Molly Steenson, 51, vice provost for faculty and an associate professor at Carnegie Mellon University, will be ASI's next leader. She grew up in St. Paul, went to the University of Wisconsin in Madison when she was 17 and has only been back to the Twin Cities for family visits — until now.

She begins her new role July 24.

"I made my first visit to ASI when I was about 4, and I don't have deep memories from that time, but I remember feeling special about the visit," she said.

She holds a doctorate in architecture from Princeton University, speaks five languages (English, French, Italian, Dutch and German), worked as a professor in the UW-Madison journalism department and found her passion for design while teaching in Ivrea, Italy. Steenson, who is of Swedish and Nordic descent, speaks some Swedish, and says it's next on her list of languages to master.

She worked in San Francisco during the early days of the internet and was a visiting researcher at HUMLab in Umeȧ, Sweden. She is the author of the book "Architectural Intelligence: How Designers and Architects Created the Digital Landscape" (MIT Press) about the history of design, architecture and AI.

This is her first foray into the museum world, and Steenson will be the 14th person to lead the organization since its inception. It was founded in 1929 by Swedish-born newspaper publisher Swan Turnblad.

Longtime president and CEO Bruce Karstadt announced last April that he would be stepping down after 32 years. ASI worked with executive search firm Isaacson, Miller.
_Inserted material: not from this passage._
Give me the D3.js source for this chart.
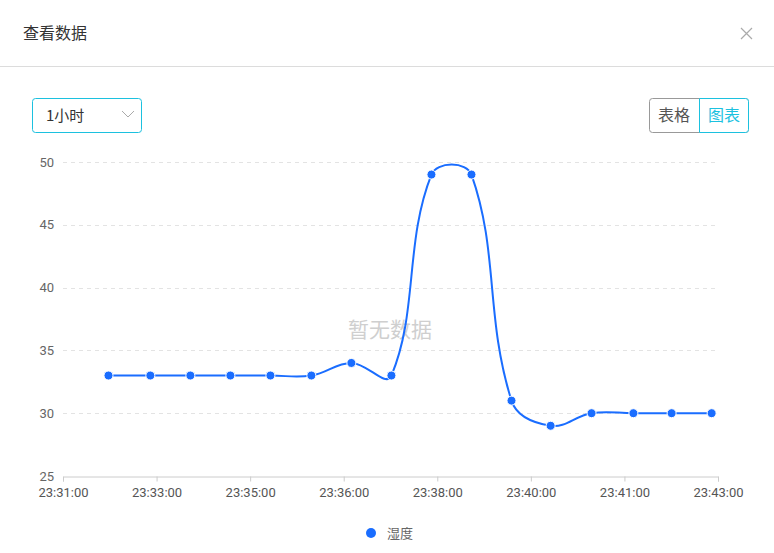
<!DOCTYPE html>
<html>
<head>
<meta charset="utf-8">
<script src="https://cdn.jsdelivr.net/npm/d3@7"></script>
<style>
  html, body { margin: 0; padding: 0; background: #fff; }
  body { width: 774px; height: 553px; overflow: hidden; font-family: Roboto, "Noto Sans CJK SC", sans-serif; }
  svg { display: block; }
</style>
</head>
<body>
<div id="chart"></div>
<script>
// humidity readings (time of day, value)
const times = ["23:31:50", "23:32:36", "23:33:20", "23:34:04", "23:34:48", "23:35:33", "23:36:17", "23:37:01",
    "23:37:45", "23:38:29", "23:39:13", "23:39:56", "23:40:41", "23:41:27", "23:42:09", "23:42:53"];
const values = [33, 33, 33, 33, 33, 33, 34, 33, 49, 49, 31, 29, 30, 30, 30, 30];
const yTicks = [25, 30, 35, 40, 45, 50];
const xTickLabels = ["23:31:00", "23:33:00", "23:35:00", "23:36:00", "23:38:00", "23:40:00", "23:41:00", "23:43:00"];
const domainStart = "23:31:00", domainEnd = "23:43:00";
const seriesName = "湿度";

const W = 774, H = 553;
const margin = { top: 162, right: 56, bottom: 77, left: 63 };
const blue = "#1a6dff", cyan = "#1cc1df";

const parse = d3.timeParse("%H:%M:%S");
const data = times.map((t, i) => ({ t: parse(t), v: values[i] }));

const svg = d3.select("#chart").append("svg").attr("width", W).attr("height", H);

// dialog header
svg.append("text").attr("x", 23).attr("y", 39).text("查看数据")
    .style("font-family", "'Noto Sans CJK SC'").style("font-size", "16px").style("fill", "#333");
svg.append("path").attr("d", "M741,28L752,39M752,28L741,39")
    .attr("stroke", "#aaa").attr("stroke-width", 1.2).attr("fill", "none");
svg.append("line").attr("x1", 0).attr("x2", W).attr("y1", 66.5).attr("y2", 66.5)
    .attr("stroke", "#dcdcdc");

// range select
svg.append("rect").attr("x", 32.5).attr("y", 98.5).attr("width", 109).attr("height", 34).attr("rx", 3)
    .attr("fill", "#fff").attr("stroke", cyan);
svg.append("text").attr("x", 46).attr("y", 121).text("1小时")
    .style("font-family", "'Noto Sans CJK SC'").style("font-size", "15px").style("fill", "#333");
svg.append("path").attr("d", "M122,111L128,117L134,111").attr("fill", "none").attr("stroke", "#aaa");

// table / chart toggle
svg.append("rect").attr("x", 649.5).attr("y", 98.5).attr("width", 99).attr("height", 34).attr("rx", 3)
    .attr("fill", "#fff").attr("stroke", "#999");
svg.append("rect").attr("x", 699.5).attr("y", 98.5).attr("width", 49).attr("height", 34).attr("rx", 3)
    .attr("fill", "#fff").attr("stroke", cyan);
svg.append("rect").attr("x", 699.5).attr("y", 98.5).attr("width", 10).attr("height", 34)
    .attr("fill", "#fff").attr("stroke", "none");
svg.append("path").attr("d", "M699.5,98.5V132.5M699.5,98.5H710M699.5,132.5H710").attr("stroke", cyan).attr("fill", "none");
svg.append("text").attr("x", 674).attr("y", 121).attr("text-anchor", "middle").text("表格")
    .style("font-family", "'Noto Sans CJK SC'").style("font-size", "16px").style("fill", "#555");
svg.append("text").attr("x", 724).attr("y", 121).attr("text-anchor", "middle").text("图表")
    .style("font-family", "'Noto Sans CJK SC'").style("font-size", "16px").style("fill", cyan);

// scales
const x = d3.scaleTime()
    .domain([parse(domainStart), parse(domainEnd)])
    .range([margin.left, W - margin.right]);
const y = d3.scaleLinear().domain([25, 50]).range([H - margin.bottom, margin.top]);

const xTickVals = xTickLabels.map((_, i) =>
    new Date(+x.domain()[0] + i * (x.domain()[1] - x.domain()[0]) / (xTickLabels.length - 1)));

// grid
svg.append("g").selectAll("line").data(yTicks.slice(1)).join("line")
    .attr("x1", margin.left).attr("x2", W - margin.right)
    .attr("y1", d => Math.round(y(d)) + 0.5).attr("y2", d => Math.round(y(d)) + 0.5)
    .attr("stroke", "#e3e3e3").attr("stroke-dasharray", "4,4");

// y labels
svg.append("g").selectAll("text").data(yTicks).join("text")
    .attr("x", 54).attr("y", d => y(d) + 4.5).attr("text-anchor", "end")
    .text(d => d).style("font-size", "13px").style("fill", "#666");

// x axis
const xAxis = svg.append("g").attr("transform", `translate(0,${Math.round(y(25)) + 0.5})`)
    .call(d3.axisBottom(x).tickValues(xTickVals).tickSize(5).tickPadding(6)
        .tickFormat((d, i) => xTickLabels[i]));
xAxis.select(".domain").attr("stroke", "#ccc");
xAxis.selectAll(".tick line").attr("stroke", "#ccc");
xAxis.selectAll(".tick text").style("font-size", "13px").style("fill", "#555")
    .style("font-family", "Roboto, sans-serif");

// watermark
svg.append("text").attr("x", 390).attr("y", 337).attr("text-anchor", "middle").text("暂无数据")
    .style("font-family", "'Noto Sans CJK SC'").style("font-size", "21px").style("fill", "#cfcfcf");

// smoothed line (echarts-style bezier smoothing)
function smoothPath(pts, smooth) {
    const p = d3.path();
    const cps = pts.map((pt, i) => {
        const prev = pts[i - 1] || pt, next = pts[i + 1] || pt;
        const vx = next[0] - prev[0], vy = next[1] - prev[1];
        const d0 = Math.hypot(pt[0] - prev[0], pt[1] - prev[1]);
        const d1 = Math.hypot(next[0] - pt[0], next[1] - pt[1]);
        const s = d0 + d1 || 1;
        return {
            before: [pt[0] - vx * smooth * d0 / s, pt[1] - vy * smooth * d0 / s],
            after: [pt[0] + vx * smooth * d1 / s, pt[1] + vy * smooth * d1 / s]
        };
    });
    p.moveTo(pts[0][0], pts[0][1]);
    for (let i = 1; i < pts.length; i++) {
        const a = cps[i - 1].after, b = cps[i].before;
        p.bezierCurveTo(a[0], a[1], b[0], b[1], pts[i][0], pts[i][1]);
    }
    return p.toString();
}

const pts = data.map(d => [x(d.t), y(d.v)]);
svg.append("path").attr("d", smoothPath(pts, 0.4))
    .attr("fill", "none").attr("stroke", blue).attr("stroke-width", 2);

svg.append("g").selectAll("circle").data(data).join("circle")
    .attr("cx", d => x(d.t)).attr("cy", d => y(d.v)).attr("r", 4.5)
    .attr("fill", blue).attr("stroke", "#fff").attr("stroke-width", 1);

// legend
svg.append("circle").attr("cx", 371).attr("cy", 533).attr("r", 5).attr("fill", blue);
svg.append("text").attr("x", 387).attr("y", 538).text(seriesName)
    .style("font-family", "'Noto Sans CJK SC'").style("font-size", "13px").style("fill", "#666");
</script>
</body>
</html>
"We really felt like Molly was a good fit, being such an innovative thinker and bringing this incredible set of skills and expertise areas that's such a good match for where we think we want to go in the future," ASI board president Margaret Adamek said.
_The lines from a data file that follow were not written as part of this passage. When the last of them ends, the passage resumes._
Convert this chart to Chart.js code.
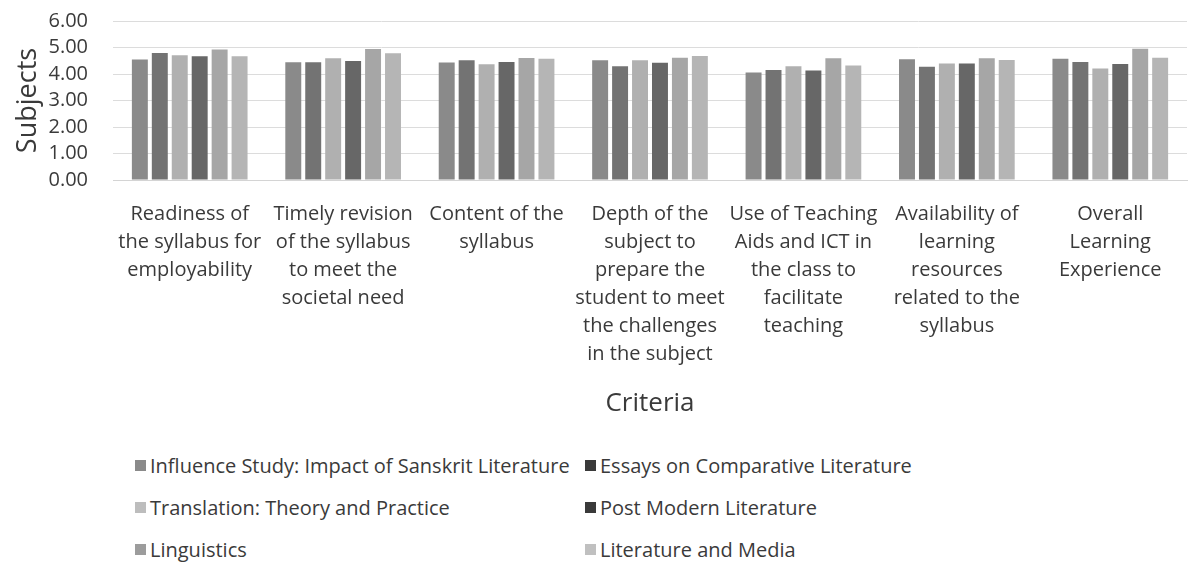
<!DOCTYPE html>
<html>
<head>
<meta charset="utf-8">
<script src="https://cdn.jsdelivr.net/npm/chart.js@4/dist/chart.umd.min.js"></script>
<style>
  html, body { margin: 0; padding: 0; background: #fff; }
  body { width: 1192px; height: 574px; position: relative; overflow: hidden; font-family: "Open Sans", sans-serif; }
  #wrap { position: absolute; left: 0; top: -16px; width: 1192px; height: 446px; }
  #legend {
    position: absolute; left: 135px; top: 444px;
    display: grid; grid-template-columns: 450px auto; grid-auto-rows: 42px;
    font-size: 20px; color: #3a3a3a;
  }
  #legend .item { display: flex; align-items: center; white-space: nowrap; }
  #legend .box { width: 11px; height: 11px; margin-right: 4px; flex: none; }
</style>
</head>
<body>
<div id="wrap"><canvas id="barChart"></canvas></div>
<div id="legend"></div>
<script>
// categories (x axis), one label line per array entry
const categories = [
  ['Readiness of', 'the syllabus for', 'employability'],
  ['Timely revision', 'of the syllabus', 'to meet the', 'societal need'],
  ['Content of the', 'syllabus'],
  ['Depth of the', 'subject to', 'prepare the', 'student to meet', 'the challenges', 'in the subject'],
  ['Use of Teaching', 'Aids and ICT in', 'the class to', 'facilitate', 'teaching'],
  ['Availability of', 'learning', 'resources', 'related to the', 'syllabus'],
  ['Overall', 'Learning', 'Experience']
];

// series names
const seriesNames = [
  'Influence Study: Impact of Sanskrit Literature',
  'Essays on Comparative Literature',
  'Translation: Theory and Practice',
  'Post Modern Literature',
  'Linguistics',
  'Literature and Media'
];

// values (per series, one per category)
const influenceStudy   = [4.55, 4.44, 4.43, 4.52, 4.06, 4.56, 4.58];
const essaysCompLit    = [4.79, 4.44, 4.52, 4.29, 4.15, 4.27, 4.45];
const translation      = [4.71, 4.59, 4.37, 4.52, 4.29, 4.40, 4.21];
const postModern       = [4.67, 4.49, 4.45, 4.42, 4.13, 4.40, 4.38];
const linguistics      = [4.92, 4.94, 4.60, 4.61, 4.59, 4.59, 4.95];
const literatureMedia  = [4.67, 4.78, 4.58, 4.68, 4.32, 4.53, 4.61];

// y axis ticks
const yTicks = [0, 1, 2, 3, 4, 5, 6];

const seriesValues = [influenceStudy, essaysCompLit, translation, postModern, linguistics, literatureMedia];
const barColors = ['#8a8a8a', '#737373', '#b0b0b0', '#676767', '#a6a6a6', '#b5b5b5'];
const legendColors = ['#8a8a8a', '#3a3a3a', '#bdbdbd', '#3a3a3a', '#9c9c9c', '#c0c0c0'];

const textColor = '#3a3a3a';
const fontFamily = '"Open Sans", sans-serif';

const datasets = seriesNames.map((name, i) => ({
  label: name,
  data: seriesValues[i],
  backgroundColor: barColors[i],
  borderWidth: 0,
  categoryPercentage: 0.78,
  barPercentage: 0.8
}));

const chart = new Chart(document.getElementById('barChart'), {
  type: 'bar',
  data: { labels: categories, datasets: datasets },
  options: {
    responsive: true,
    maintainAspectRatio: false,
    animation: false,
    layout: { padding: { top: 8, right: 5, left: 0, bottom: 0 } },
    plugins: {
      legend: { display: false },
      tooltip: { enabled: false }
    },
    scales: {
      x: {
        // the x labels are tall, so fix the axis height
        afterFit: (scale) => { scale.height = 250; },
        grid: { display: false, drawTicks: false },
        border: { color: '#d4d4d4' },
        ticks: {
          color: textColor,
          padding: 20,
          maxRotation: 0,
          autoSkip: false,
          font: { family: fontFamily, size: 20, lineHeight: 1.4 }
        },
        title: {
          display: true,
          text: 'Criteria',
          color: textColor,
          padding: { top: 10, bottom: 11 },
          font: { family: fontFamily, size: 26 }
        }
      },
      y: {
        min: yTicks[0],
        max: yTicks[yTicks.length - 1],
        afterBuildTicks: (scale) => { scale.ticks = yTicks.map(v => ({ value: v })); },
        afterFit: (scale) => { scale.width = 113; },
        grid: { color: '#dcdcdc', drawTicks: false },
        border: { display: false },
        ticks: {
          color: textColor,
          padding: 25,
          autoSkip: false,
          font: { family: fontFamily, size: 20 },
          callback: (v) => Number(v).toFixed(2)
        },
        title: {
          display: true,
          text: 'Subjects',
          color: textColor,
          padding: { top: 12, bottom: 0 },
          font: { family: fontFamily, size: 27 }
        }
      }
    }
  }
});

// HTML legend in two columns, like the original
const legendEl = document.getElementById('legend');
chart.data.datasets.forEach((ds, i) => {
  const item = document.createElement('div');
  item.className = 'item';
  const box = document.createElement('span');
  box.className = 'box';
  box.style.background = legendColors[i];
  const txt = document.createElement('span');
  txt.textContent = ds.label;
  item.appendChild(box);
  item.appendChild(txt);
  legendEl.appendChild(item);
});
</script>
</body>
</html>
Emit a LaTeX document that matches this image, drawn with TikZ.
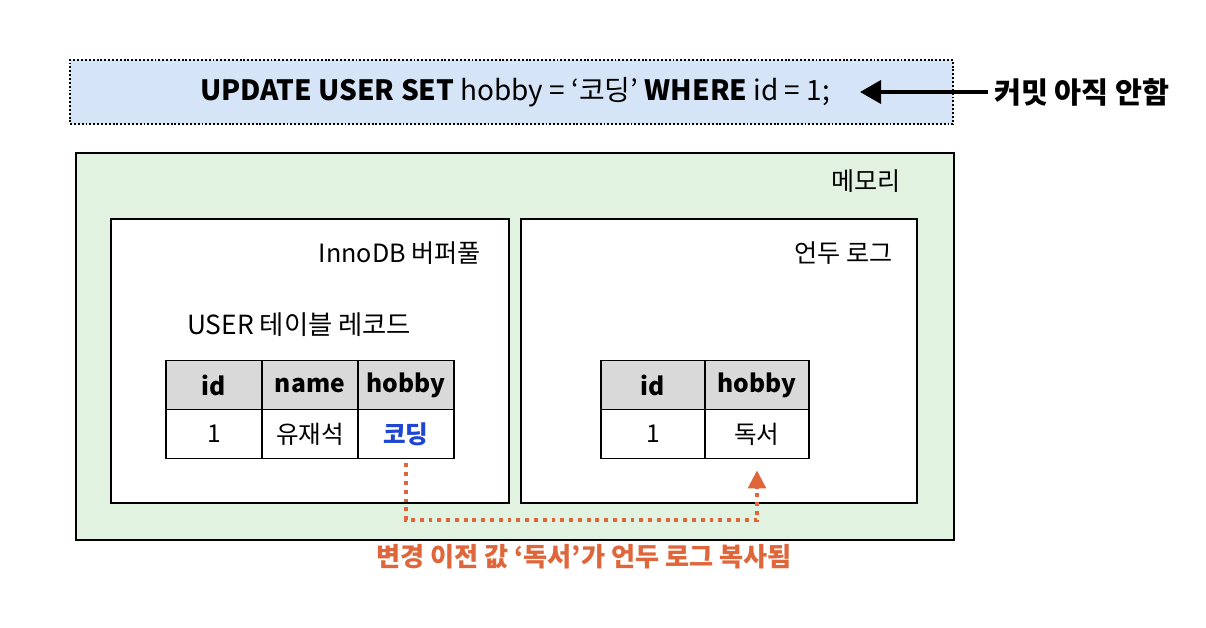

The board also was impressed with her background in design, her extensive international network and her doctorate in architecture.

"We also felt that was really going to be an asset to the preservation and upkeep of the mansion, and also the possibilities around programming because of her understanding of architectural history," Adamek said.
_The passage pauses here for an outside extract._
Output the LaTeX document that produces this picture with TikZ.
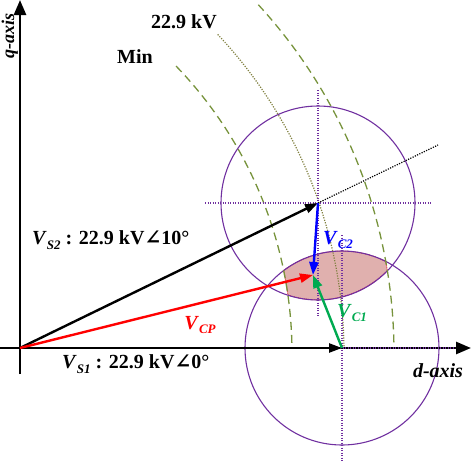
\documentclass[tikz,border=0pt]{standalone}
\usepackage{fontspec}
\setmainfont{Liberation Serif}
\newfontfamily\djv{DejaVu Serif}
\usetikzlibrary{arrows.meta}
\definecolor{cpurple}{RGB}{112,48,160}
\definecolor{colive}{RGB}{119,147,60}
\definecolor{colived}{RGB}{128,128,64}
\definecolor{cred}{RGB}{255,0,0}
\definecolor{cgreen}{RGB}{0,170,80}
\definecolor{cblue}{RGB}{0,0,255}
\definecolor{clens}{RGB}{224,176,174}
\definecolor{clensb}{RGB}{215,20,40}
\newcommand\mysub[1]{\raisebox{-0.22em}{\fontsize{13}{13}\selectfont\textit{#1}}}
\begin{document}
\begin{tikzpicture}[x=1pt,y=-1pt,
  lab/.style={font=\fontsize{20}{24}\selectfont\bfseries, inner sep=0pt},
  axisline/.style={line width=2.6pt, -{Triangle[length=15pt,width=12pt]}},
  vecline/.style={line width=2.4pt, -{Triangle[length=13pt,width=9pt]}},
  circ/.style={draw=cpurple, line width=1.1pt},
  voltdash/.style={draw=colive, line width=1.3pt, dash pattern=on 8pt off 5pt},
  voltdot/.style={draw=colived, line width=1.2pt, dash pattern=on 1.2pt off 1.4pt},
  pdot/.style={draw=cpurple, line width=1.2pt, dash pattern=on 1.2pt off 1.3pt},
  kdot/.style={draw=black, line width=1.2pt, dash pattern=on 1.2pt off 1.3pt}]
\useasboundingbox (0,0) rectangle (474,461);
\coordinate (O) at (20,348);
\coordinate (C1) at (342,348);
\coordinate (C2) at (318,203);
\coordinate (P) at (313,275);
\coordinate (Oc) at (-121,353);
\coordinate (Ext) at (438,145);
\coordinate (dS) at (0,348);
\coordinate (dE) at (471,348);
\coordinate (qS) at (20,374);
\coordinate (qE) at (20,0);
\coordinate (h2a) at (205,203);
\coordinate (h2b) at (432,203);
\coordinate (v2a) at (318,90);
\coordinate (v2b) at (318,317);
\coordinate (v1a) at (342,235);
\coordinate (v1b) at (342,461);
\coordinate (h1a) at (230,348);
\coordinate (h1b) at (455,348);
% lens
\path[fill=clens, draw=clensb, line width=0.9pt, dash pattern=on 1pt off 1pt]
  ([shift={(-126.97:97)}]C1) arc[start angle=-126.97, end angle=-63.15, radius=97]
  arc[start angle=-10.23, end angle=-9.2, radius=515]
  arc[start angle=44.3, end angle=108.05, radius=97]
  arc[start angle=-8.04, end angle=-11.52, radius=413] -- cycle;
% circles
\draw[circ] (C1) circle[radius=97];
\draw[circ] (C2) circle[radius=97];
% voltage arcs
\draw[voltdash] ([shift={(-44:413)}]Oc) arc[start angle=-44, end angle=-0.7, radius=413];
\draw[voltdot] ([shift={(-43.25:465)}]Oc) arc[start angle=-43.25, end angle=-0.6, radius=465];
\draw[voltdash] ([shift={(-42.56:515)}]Oc) arc[start angle=-42.56, end angle=-0.56, radius=515];
% dotted guides
\draw[pdot] (h2a) -- (h2b);
\draw[pdot] (v2a) -- (v2b);
\draw[pdot] (v1a) -- (v1b);
\draw[kdot] (C2) -- (Ext);
% axes
\draw[axisline] (dS) -- (dE);
\draw[axisline] (qS) -- (qE);
\draw[pdot] (h1a) -- (h1b);
% vectors
\draw[vecline, black] (O) -- (C1);
\draw[vecline, black] (O) -- (C2);
\draw[vecline, cred] (O) -- (P);
\draw[vecline, cblue] (C2) -- (P);
\draw[vecline, cgreen] (C1) -- (P);
% labels
\node[lab] (l229) at (184,22) {22.9 kV};
\node[lab] (lmin) at (135,57) {Min};
\node[lab, anchor=west] (lvs2) at (32,240) {\textit{V}\mysub{S2} : 22.9 kV{\djv∠}10°};
\node[lab, anchor=west] (lvs1) at (62,364) {\textit{V}\mysub{S1} : 22.9 kV{\djv∠}0°};
\node[lab, text=cred] (lvcp) at (200,325) {\textit{V}\mysub{CP}};
\node[lab, text=cblue] (lvc2) at (338,240) {\textit{V}\mysub{C2}};
\node[lab, text=cgreen] (lvc1) at (352,313) {\textit{V}\mysub{C1}};
\node[lab] (ld) at (438,371) {\textit{d-axis}};
\node[lab, font=\fontsize{18}{22}\selectfont\bfseries, rotate=90, anchor=base] (lq) at (14,36) {\textit{q-axis}};
\end{tikzpicture}
\end{document}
During Karstadt's tenure, he shifted museum audiences from diehard Swedes to a more diverse community that includes the surrounding Phillips neighborhood. In 2012, he opened the 34,000-square-foot building, the Nelson Cultural Center, and Nordic-inspired Fika Café. He also launched a multiyear plan to renovate ASI's original home, the Park Avenue mansion and carriage house.

Steenson will continue work to find resources to support that restoration through continuing the capital campaign. But first, she'll get to know ASI's campus and the surrounding neighborhood, which has a diverse population.

"The Somali population in Minneapolis has grown since I was there," Steenson said. "It was just beginning to be a locus for people from Somalia when I was leaving the Twin Cities, and now it has some 90,000 residents."

She also is curious about the political changes that have taken place in Sweden, toward a more populist party, and what ASI can do to interpret that.

"I don't know yet which direction that would take, but I think that anything that takes into account the fact that Sweden is a multicultural country that has people coming into it, and that is still very much of a story of migration," she said. "This is going to be absolutely important for future shows and future programming."

Steenson will be relocating to the Twin Cities with her husband, Simon King, and their 9-year-old rescue dog, Emoji.